The status bar on firefox shows connections with dozens of other web 
servers just to load what seems like a simple web page. My seamonkey 
browser still has the old fashioned blinking "stop" button on the 
toolbar, and downloading a web page these days seems like a long lasting 
busy connection. I even get grouched at by some sites for using the ad 
blocker; they say "how do you think we make our money, turn off your ad 
blocker." They even provide a button on their grouch box to turn the ad 
blocker off.

Most financial transaction sites advise to close your browser after 
logging out. Not a bad idea. Like washing your hands.



Iznogoud wrote:
> Very interesting points. Browsing webpages needs gigabytes of RAM today.

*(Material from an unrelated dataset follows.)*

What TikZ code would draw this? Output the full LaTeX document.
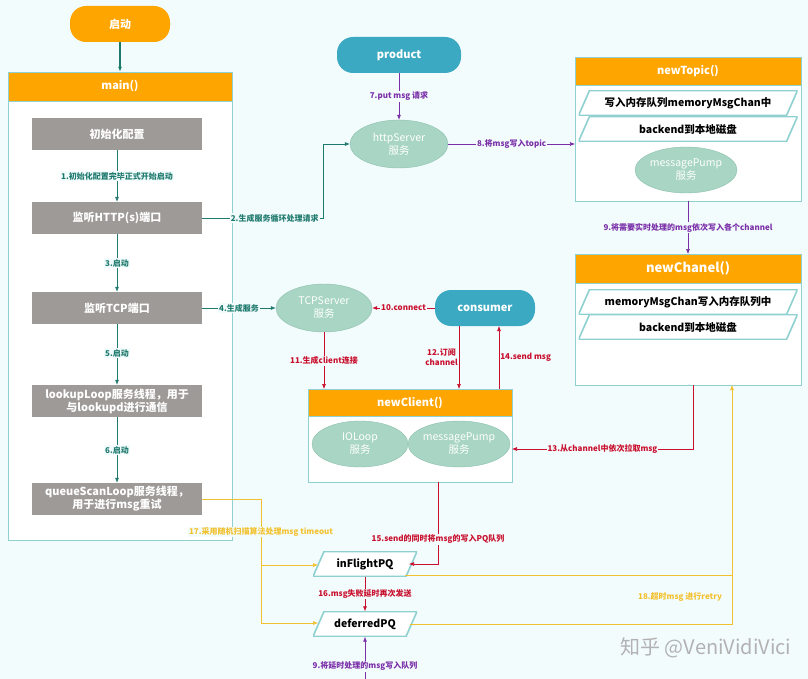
\documentclass[tikz,border=0pt]{standalone}
\usepackage{fontspec}
\setmainfont{Noto Sans CJK SC}
\usetikzlibrary{shapes.geometric,positioning,arrows.meta}
\definecolor{hdr}{HTML}{FFA500}
\definecolor{pill}{HTML}{3AA9C1}
\definecolor{ell}{HTML}{A8D5C4}
\definecolor{ellb}{HTML}{8CC0AE}
\definecolor{grayb}{HTML}{9E9A98}
\definecolor{tealc}{HTML}{1F7A6E}
\definecolor{purp}{HTML}{7A2FA8}
\definecolor{redc}{HTML}{C8102E}
\definecolor{yel}{HTML}{F2C12E}
\definecolor{bgc}{HTML}{F3FCFD}
\definecolor{boxb}{HTML}{8FD0D0}
\tikzset{
  pillnode/.style = {rounded corners=16pt, minimum width=#1, minimum height=36pt, font=\fontsize{11}{13}\selectfont\bfseries, text=white},
  frame/.style = {draw=boxb, fill=white, line width=0.8pt},
  header/.style = {fill=hdr, draw=boxb, text=white, font=\fontsize{11}{13}\selectfont\bfseries},
  mainstep/.style = {fill=grayb, text=white, minimum width=170pt, minimum height=32pt, align=center, font=\fontsize{11}{13}\selectfont\bfseries},
  svc/.style = {ellipse, fill=ell, draw=ellb, text=white, minimum width=96pt, minimum height=46pt, inner sep=0pt, align=center, font=\fontsize{10.5}{13}\selectfont},
  queue/.style = {rectangle, minimum width=#1, minimum height=25pt, inner sep=1pt, font=\fontsize{10.5}{12}\selectfont\bfseries,
    path picture={\filldraw[fill=white, draw=boxb, line width=1.6pt]
      (path picture bounding box.south west) -- ([xshift=-11pt]path picture bounding box.south east)
      -- (path picture bounding box.north east) -- ([xshift=11pt]path picture bounding box.north west) -- cycle;}},
  lbl/.style = {fill=bgc, inner sep=1pt, font=\fontsize{8}{10}\selectfont\bfseries, align=center},
  arr/.style = {-{Latex[length=5pt,width=4pt]}, line width=0.6pt, draw=#1},
}
\begin{document}
\begin{tikzpicture}[x=1pt, y=-1pt]
  \fill[bgc] (0,0) rectangle (808,679);
  \useasboundingbox (0,0) rectangle (808,679);

  % main column
  \node[pillnode=100pt, fill=hdr] (start) at (120,24) {启动};
  \draw[frame] (8,72) rectangle (232,540);
  \node[header, minimum width=224pt, minimum height=29pt] (main) at (120,86.5) {main()};
  \node[mainstep] (init) at (117,134) {初始化配置};
  \node[mainstep] (http) at (117,218) {监听HTTP(s)端口};
  \node[mainstep] (tcp) at (117,308) {监听TCP端口};
  \node[mainstep] (lookup) at (117,401) {lookupLoop服务线程，用于\\与lookupd进行通信};
  \node[mainstep] (scan) at (117,499) {queueScanLoop服务线程，\\用于进行msg重试};
  \draw[arr=tealc, line width=1.2pt] (start) -- (main);

  % topic / channel
  \draw[frame] (575,57) rectangle (801,201);
  \node[header, minimum width=226pt, minimum height=28pt] (topic) at (688,71) {newTopic()};
  \node[queue=219pt] (tq1) at (688,103) {写入内存队列memoryMsgChan中};
  \node[queue=219pt] (tq2) at (688,129) {backend到本地磁盘};
  \node[svc] (tpump) at (686,170) {messagePump\\服务};
  \draw[frame] (575,254) rectangle (801,385);
  \coordinate (chanbot) at (693,385);
  \coordinate (chanret) at (732,385);
  \node[header, minimum width=226pt, minimum height=29pt, font=\fontsize{13}{15}\selectfont\bfseries] (chan) at (688,268.5) {newChanel()};
  \node[queue=219pt] (cq1) at (688,302) {memoryMsgChan写入内存队列中};
  \node[queue=219pt] (cq2) at (688,327) {backend到本地磁盘};

  % client
  \draw[frame] (308,389) rectangle (512,482);
  \node[header, minimum width=204pt, minimum height=27pt] (client) at (410,402.5) {newClient()};
  \node[svc] (ioloop) at (360,444) {IOLoop\\服务};
  \node[svc] (cpump) at (459,444) {messagePump\\服务};
  \coordinate (clientr) at (512,449);

  \node[pillnode=124pt, fill=pill] (product) at (399,55) {product};
  \node[svc, minimum width=98pt, minimum height=48pt] (httpsrv) at (399,144) {httpServer\\服务};
  \node[svc, minimum height=48pt] (tcpsrv) at (324,308) {TCPServer\\服务};
  \node[pillnode=100pt, fill=pill] (consumer) at (485,308) {consumer};
  \node[queue=104pt] (inflight) at (365,564) {inFlightPQ};
  \node[queue=104pt] (deferred) at (365,624) {deferredPQ};
  \coordinate (ext) at (365,679);

  % teal flow
  \draw[arr=tealc] (init) -- node[lbl, text=tealc]{1.初始化配置完毕正式开始启动} (http);
  \draw[arr=tealc] (http) -- node[lbl, text=tealc]{3.启动} (tcp);
  \draw[arr=tealc] (tcp) -- node[lbl, text=tealc, pos=0.48]{5.启动} (lookup);
  \draw[arr=tealc] (lookup) -- node[lbl, text=tealc]{6.启动} (scan);
  \draw[arr=tealc] (http.east) -- node[lbl, text=tealc, pos=0.6]{2.生成服务循环处理请求} (323,218) |- (httpsrv.west);
  \draw[arr=tealc] (tcp.east) -- node[lbl, text=tealc]{4.生成服务} (tcpsrv.west);

  % purple flow
  \draw[arr=purp] (product) -- node[lbl, text=purp]{7.put msg 请求} (httpsrv);
  \draw[arr=purp] (httpsrv.east) -- node[lbl, text=purp]{8.将msg写入topic} (575,144);
  \draw[arr=purp] (688,201) -- node[lbl, text=purp]{9.将需要实时处理的msg依次写入各个channel} (688,254);
  \draw[arr=purp] (ext) -- node[lbl, text=purp, pos=0.3]{9.将延时处理的msg写入队列} (deferred.south);

  % red flow
  \draw[arr=redc] (consumer.west) -- node[lbl, text=redc]{10.connect} (tcpsrv.east);
  \draw[arr=redc] (tcpsrv.south) -- node[lbl, text=redc]{11.生成client连接} (324,389);
  \draw[arr=redc] (459,326) -- node[lbl, text=redc, left, fill=none]{12.订阅\\channel} (459,389);
  \draw[arr=redc] (499,389) -- node[lbl, text=redc, right, fill=none]{14.send msg} (499,326);
  \draw[arr=redc] (chanbot) |- node[lbl, text=redc, pos=0.75]{13.从channel中依次拉取msg} (clientr);
  \draw[arr=redc] (438,482) |- node[lbl, text=redc, pos=0.35]{15.send的同时将msg的写入PQ队列} (409,564);
  \draw[arr=redc] (inflight) -- node[lbl, text=redc]{16.msg失败延时再次发送} (deferred);

  % yellow flow
  \draw[arr=yel] (scan.east) -- (261,499) |- node[lbl, text=yel, pos=0.25]{17.采用随机扫描算法处理msg timeout} (318,565);
  \draw[arr=yel] (261,560) |- (318,623);
  \draw[arr=yel] (405,575) -| (chanret);
  \draw[yel, line width=0.6pt] (410,624) -| (732,575);
  \node[lbl, text=yel, fill=none] (retry) at (680,597) {18.超时msg 进行retry};

  \node[text=black!30, font=\fontsize{20}{22}\selectfont] (mark) at (706,648) {知乎 @VeniVidiVici};
\end{tikzpicture}
\end{document}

> I do not know how software development has got to be so irresponsible...
> I do not remember who it was who intentionally gave slow computers to their
> programmers to make sure they wrote efficient code. No such thinking today.
> I think it is a market-oriented problem; components are cheap, RAM is cheap,
> and all trouble stems from that. I will stop ranting about this now.
>
> I think that there are some bad design choices on the software side, like
> relying on other components that bring their own latency, memory needs, and
> problems to any one large software framework (say, Open/LibreOffice). I can
> think of the dreaded dbus. Also, try running two separate firefoxes at once
> under the same UID.
>
> But there are ideas. Controlling resources is a thing, and I think that
> "containerizing" execution may help here. Appropriate resources can be
> allocated per process, with caps on CPU time, I/O, etc. I do not know how
> to do this off the top of my head, but if there is an OS that should do it
> well for you, Linux is its name. Does anyone have a solution of this kind
> to offer so I do not have to do endless browsing for it? Very interested.
>
> It is hard to force open-source developers to do you the favour and make
> their software lean and robust to beyond what their testing suite extends.